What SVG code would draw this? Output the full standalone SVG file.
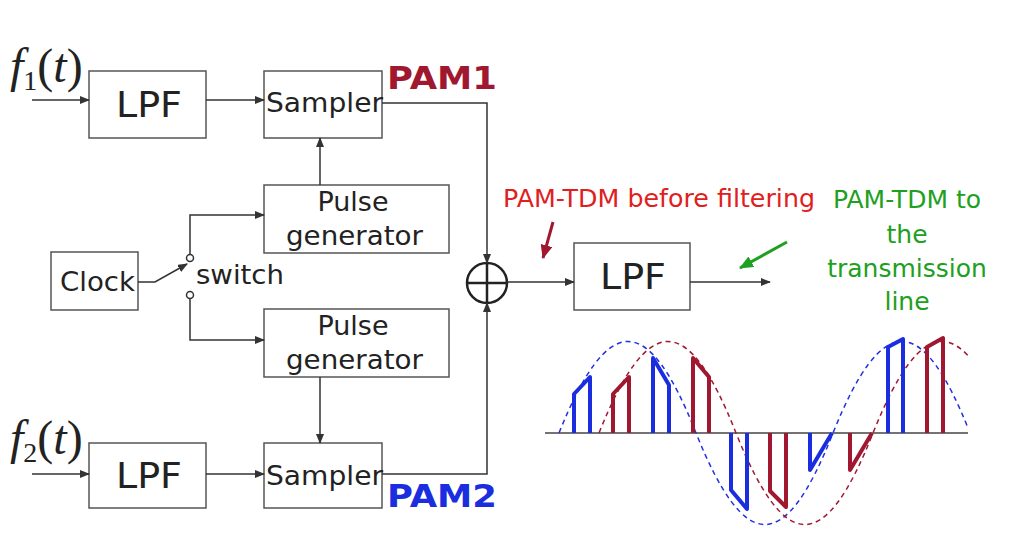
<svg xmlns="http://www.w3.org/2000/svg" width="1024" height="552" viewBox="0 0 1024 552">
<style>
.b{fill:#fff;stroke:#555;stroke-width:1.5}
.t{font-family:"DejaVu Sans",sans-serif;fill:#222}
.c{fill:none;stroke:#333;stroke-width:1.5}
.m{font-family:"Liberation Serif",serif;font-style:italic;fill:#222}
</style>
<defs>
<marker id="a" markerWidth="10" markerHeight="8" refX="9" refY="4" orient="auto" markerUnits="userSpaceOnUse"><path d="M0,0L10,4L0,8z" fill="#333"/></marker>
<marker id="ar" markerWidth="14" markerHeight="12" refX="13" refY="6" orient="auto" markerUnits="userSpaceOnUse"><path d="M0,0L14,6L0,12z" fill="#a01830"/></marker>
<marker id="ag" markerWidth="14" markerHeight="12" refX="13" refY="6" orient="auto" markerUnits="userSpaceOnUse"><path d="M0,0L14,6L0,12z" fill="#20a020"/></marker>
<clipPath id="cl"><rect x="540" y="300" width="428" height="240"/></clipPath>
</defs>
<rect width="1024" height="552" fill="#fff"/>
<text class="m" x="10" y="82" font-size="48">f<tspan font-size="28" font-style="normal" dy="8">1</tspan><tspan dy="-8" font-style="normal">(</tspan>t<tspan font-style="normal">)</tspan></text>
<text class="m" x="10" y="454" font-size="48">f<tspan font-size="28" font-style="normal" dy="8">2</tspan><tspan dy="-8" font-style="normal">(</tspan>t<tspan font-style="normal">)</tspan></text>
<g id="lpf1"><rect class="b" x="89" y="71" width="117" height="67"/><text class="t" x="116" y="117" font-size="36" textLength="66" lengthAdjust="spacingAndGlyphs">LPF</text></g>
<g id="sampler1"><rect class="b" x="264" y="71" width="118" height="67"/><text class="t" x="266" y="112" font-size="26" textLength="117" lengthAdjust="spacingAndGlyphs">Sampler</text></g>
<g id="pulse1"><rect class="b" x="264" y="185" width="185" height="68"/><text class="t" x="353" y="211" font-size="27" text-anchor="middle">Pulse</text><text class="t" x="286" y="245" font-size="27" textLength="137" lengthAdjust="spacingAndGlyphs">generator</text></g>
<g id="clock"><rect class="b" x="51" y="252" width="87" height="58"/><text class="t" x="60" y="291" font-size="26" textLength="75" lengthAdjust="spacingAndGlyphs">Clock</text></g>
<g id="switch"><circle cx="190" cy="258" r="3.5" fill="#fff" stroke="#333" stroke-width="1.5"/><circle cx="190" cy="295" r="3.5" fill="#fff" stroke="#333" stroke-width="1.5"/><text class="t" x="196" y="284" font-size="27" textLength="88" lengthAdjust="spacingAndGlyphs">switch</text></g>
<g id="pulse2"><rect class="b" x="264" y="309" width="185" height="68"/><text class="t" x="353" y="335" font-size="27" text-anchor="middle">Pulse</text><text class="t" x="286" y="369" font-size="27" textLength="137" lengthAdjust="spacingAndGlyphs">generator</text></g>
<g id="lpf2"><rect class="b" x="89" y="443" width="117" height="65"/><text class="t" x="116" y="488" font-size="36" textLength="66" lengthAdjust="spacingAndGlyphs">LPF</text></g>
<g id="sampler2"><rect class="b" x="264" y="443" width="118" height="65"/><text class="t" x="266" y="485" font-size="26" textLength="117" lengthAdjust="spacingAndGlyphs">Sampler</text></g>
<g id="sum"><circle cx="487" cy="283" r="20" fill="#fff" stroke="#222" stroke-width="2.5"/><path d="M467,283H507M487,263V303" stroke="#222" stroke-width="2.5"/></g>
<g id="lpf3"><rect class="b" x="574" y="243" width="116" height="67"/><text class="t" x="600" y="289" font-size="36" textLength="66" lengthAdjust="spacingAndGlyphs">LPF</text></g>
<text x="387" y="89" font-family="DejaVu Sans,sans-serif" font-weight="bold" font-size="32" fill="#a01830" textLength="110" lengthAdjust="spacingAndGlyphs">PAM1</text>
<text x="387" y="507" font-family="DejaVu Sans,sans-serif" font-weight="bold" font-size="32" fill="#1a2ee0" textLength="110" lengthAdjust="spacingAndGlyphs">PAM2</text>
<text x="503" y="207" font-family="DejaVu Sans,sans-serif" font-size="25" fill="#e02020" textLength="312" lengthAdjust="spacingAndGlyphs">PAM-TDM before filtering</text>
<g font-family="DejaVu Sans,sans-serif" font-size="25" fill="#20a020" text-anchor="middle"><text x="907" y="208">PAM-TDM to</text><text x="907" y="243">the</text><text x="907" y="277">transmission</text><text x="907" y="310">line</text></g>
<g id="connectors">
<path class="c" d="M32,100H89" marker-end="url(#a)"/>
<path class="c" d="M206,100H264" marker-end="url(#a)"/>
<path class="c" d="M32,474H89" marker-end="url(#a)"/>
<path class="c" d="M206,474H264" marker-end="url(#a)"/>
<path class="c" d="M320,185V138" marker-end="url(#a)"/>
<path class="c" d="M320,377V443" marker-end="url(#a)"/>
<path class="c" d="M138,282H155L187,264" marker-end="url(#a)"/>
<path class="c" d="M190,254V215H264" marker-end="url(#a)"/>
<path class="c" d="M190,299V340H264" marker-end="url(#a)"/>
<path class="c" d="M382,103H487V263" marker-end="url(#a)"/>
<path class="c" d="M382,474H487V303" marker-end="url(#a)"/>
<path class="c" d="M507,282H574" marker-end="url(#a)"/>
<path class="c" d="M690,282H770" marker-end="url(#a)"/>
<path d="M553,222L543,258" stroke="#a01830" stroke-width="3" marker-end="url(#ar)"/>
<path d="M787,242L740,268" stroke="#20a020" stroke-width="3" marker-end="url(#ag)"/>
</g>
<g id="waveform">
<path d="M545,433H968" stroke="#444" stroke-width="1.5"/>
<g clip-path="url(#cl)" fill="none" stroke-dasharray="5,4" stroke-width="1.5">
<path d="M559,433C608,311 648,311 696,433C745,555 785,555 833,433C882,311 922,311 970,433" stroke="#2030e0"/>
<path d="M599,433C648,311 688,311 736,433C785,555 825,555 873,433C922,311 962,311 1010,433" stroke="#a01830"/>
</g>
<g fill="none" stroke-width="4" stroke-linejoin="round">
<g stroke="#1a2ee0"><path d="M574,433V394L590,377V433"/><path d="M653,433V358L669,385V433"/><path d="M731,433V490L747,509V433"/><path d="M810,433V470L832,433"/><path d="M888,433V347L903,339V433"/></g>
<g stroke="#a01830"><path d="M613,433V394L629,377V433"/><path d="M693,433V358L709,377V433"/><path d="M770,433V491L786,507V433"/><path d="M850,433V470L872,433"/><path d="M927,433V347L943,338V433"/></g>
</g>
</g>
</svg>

== == ==

GOAL
Copy the data word for word. Pictures do not go in the copy.

RESPONSE TO THE TASK
What SVG code would draw this? Output the full standalone SVG file.
<svg xmlns="http://www.w3.org/2000/svg" width="1024" height="552" viewBox="0 0 1024 552">
<style>
.b{fill:#fff;stroke:#555;stroke-width:1.5}
.t{font-family:"DejaVu Sans",sans-serif;fill:#222}
.c{fill:none;stroke:#333;stroke-width:1.5}
.m{font-family:"Liberation Serif",serif;font-style:italic;fill:#222}
</style>
<defs>
<marker id="a" markerWidth="10" markerHeight="8" refX="9" refY="4" orient="auto" markerUnits="userSpaceOnUse"><path d="M0,0L10,4L0,8z" fill="#333"/></marker>
<marker id="ar" markerWidth="14" markerHeight="12" refX="13" refY="6" orient="auto" markerUnits="userSpaceOnUse"><path d="M0,0L14,6L0,12z" fill="#a01830"/></marker>
<marker id="ag" markerWidth="14" markerHeight="12" refX="13" refY="6" orient="auto" markerUnits="userSpaceOnUse"><path d="M0,0L14,6L0,12z" fill="#20a020"/></marker>
<clipPath id="cl"><rect x="540" y="300" width="428" height="240"/></clipPath>
</defs>
<rect width="1024" height="552" fill="#fff"/>
<text class="m" x="10" y="82" font-size="48">f<tspan font-size="28" font-style="normal" dy="8">1</tspan><tspan dy="-8" font-style="normal">(</tspan>t<tspan font-style="normal">)</tspan></text>
<text class="m" x="10" y="454" font-size="48">f<tspan font-size="28" font-style="normal" dy="8">2</tspan><tspan dy="-8" font-style="normal">(</tspan>t<tspan font-style="normal">)</tspan></text>
<g id="lpf1"><rect class="b" x="89" y="71" width="117" height="67"/><text class="t" x="116" y="117" font-size="36" textLength="66" lengthAdjust="spacingAndGlyphs">LPF</text></g>
<g id="sampler1"><rect class="b" x="264" y="71" width="118" height="67"/><text class="t" x="266" y="112" font-size="26" textLength="117" lengthAdjust="spacingAndGlyphs">Sampler</text></g>
<g id="pulse1"><rect class="b" x="264" y="185" width="185" height="68"/><text class="t" x="353" y="211" font-size="27" text-anchor="middle">Pulse</text><text class="t" x="286" y="245" font-size="27" textLength="137" lengthAdjust="spacingAndGlyphs">generator</text></g>
<g id="clock"><rect class="b" x="51" y="252" width="87" height="58"/><text class="t" x="60" y="291" font-size="26" textLength="75" lengthAdjust="spacingAndGlyphs">Clock</text></g>
<g id="switch"><circle cx="190" cy="258" r="3.5" fill="#fff" stroke="#333" stroke-width="1.5"/><circle cx="190" cy="295" r="3.5" fill="#fff" stroke="#333" stroke-width="1.5"/><text class="t" x="196" y="284" font-size="27" textLength="88" lengthAdjust="spacingAndGlyphs">switch</text></g>
<g id="pulse2"><rect class="b" x="264" y="309" width="185" height="68"/><text class="t" x="353" y="335" font-size="27" text-anchor="middle">Pulse</text><text class="t" x="286" y="369" font-size="27" textLength="137" lengthAdjust="spacingAndGlyphs">generator</text></g>
<g id="lpf2"><rect class="b" x="89" y="443" width="117" height="65"/><text class="t" x="116" y="488" font-size="36" textLength="66" lengthAdjust="spacingAndGlyphs">LPF</text></g>
<g id="sampler2"><rect class="b" x="264" y="443" width="118" height="65"/><text class="t" x="266" y="485" font-size="26" textLength="117" lengthAdjust="spacingAndGlyphs">Sampler</text></g>
<g id="sum"><circle cx="487" cy="283" r="20" fill="#fff" stroke="#222" stroke-width="2.5"/><path d="M467,283H507M487,263V303" stroke="#222" stroke-width="2.5"/></g>
<g id="lpf3"><rect class="b" x="574" y="243" width="116" height="67"/><text class="t" x="600" y="289" font-size="36" textLength="66" lengthAdjust="spacingAndGlyphs">LPF</text></g>
<text x="387" y="89" font-family="DejaVu Sans,sans-serif" font-weight="bold" font-size="32" fill="#a01830" textLength="110" lengthAdjust="spacingAndGlyphs">PAM1</text>
<text x="387" y="507" font-family="DejaVu Sans,sans-serif" font-weight="bold" font-size="32" fill="#1a2ee0" textLength="110" lengthAdjust="spacingAndGlyphs">PAM2</text>
<text x="503" y="207" font-family="DejaVu Sans,sans-serif" font-size="25" fill="#e02020" textLength="312" lengthAdjust="spacingAndGlyphs">PAM-TDM before filtering</text>
<g font-family="DejaVu Sans,sans-serif" font-size="25" fill="#20a020" text-anchor="middle"><text x="907" y="208">PAM-TDM to</text><text x="907" y="243">the</text><text x="907" y="277">transmission</text><text x="907" y="310">line</text></g>
<g id="connectors">
<path class="c" d="M32,100H89" marker-end="url(#a)"/>
<path class="c" d="M206,100H264" marker-end="url(#a)"/>
<path class="c" d="M32,474H89" marker-end="url(#a)"/>
<path class="c" d="M206,474H264" marker-end="url(#a)"/>
<path class="c" d="M320,185V138" marker-end="url(#a)"/>
<path class="c" d="M320,377V443" marker-end="url(#a)"/>
<path class="c" d="M138,282H155L187,264" marker-end="url(#a)"/>
<path class="c" d="M190,254V215H264" marker-end="url(#a)"/>
<path class="c" d="M190,299V340H264" marker-end="url(#a)"/>
<path class="c" d="M382,103H487V263" marker-end="url(#a)"/>
<path class="c" d="M382,474H487V303" marker-end="url(#a)"/>
<path class="c" d="M507,282H574" marker-end="url(#a)"/>
<path class="c" d="M690,282H770" marker-end="url(#a)"/>
<path d="M553,222L543,258" stroke="#a01830" stroke-width="3" marker-end="url(#ar)"/>
<path d="M787,242L740,268" stroke="#20a020" stroke-width="3" marker-end="url(#ag)"/>
</g>
<g id="waveform">
<path d="M545,433H968" stroke="#444" stroke-width="1.5"/>
<g clip-path="url(#cl)" fill="none" stroke-dasharray="5,4" stroke-width="1.5">
<path d="M559,433C608,311 648,311 696,433C745,555 785,555 833,433C882,311 922,311 970,433" stroke="#2030e0"/>
<path d="M599,433C648,311 688,311 736,433C785,555 825,555 873,433C922,311 962,311 1010,433" stroke="#a01830"/>
</g>
<g fill="none" stroke-width="4" stroke-linejoin="round">
<g stroke="#1a2ee0"><path d="M574,433V394L590,377V433"/><path d="M653,433V358L669,385V433"/><path d="M731,433V490L747,509V433"/><path d="M810,433V470L832,433"/><path d="M888,433V347L903,339V433"/></g>
<g stroke="#a01830"><path d="M613,433V394L629,377V433"/><path d="M693,433V358L709,377V433"/><path d="M770,433V491L786,507V433"/><path d="M850,433V470L872,433"/><path d="M927,433V347L943,338V433"/></g>
</g>
</g>
</svg>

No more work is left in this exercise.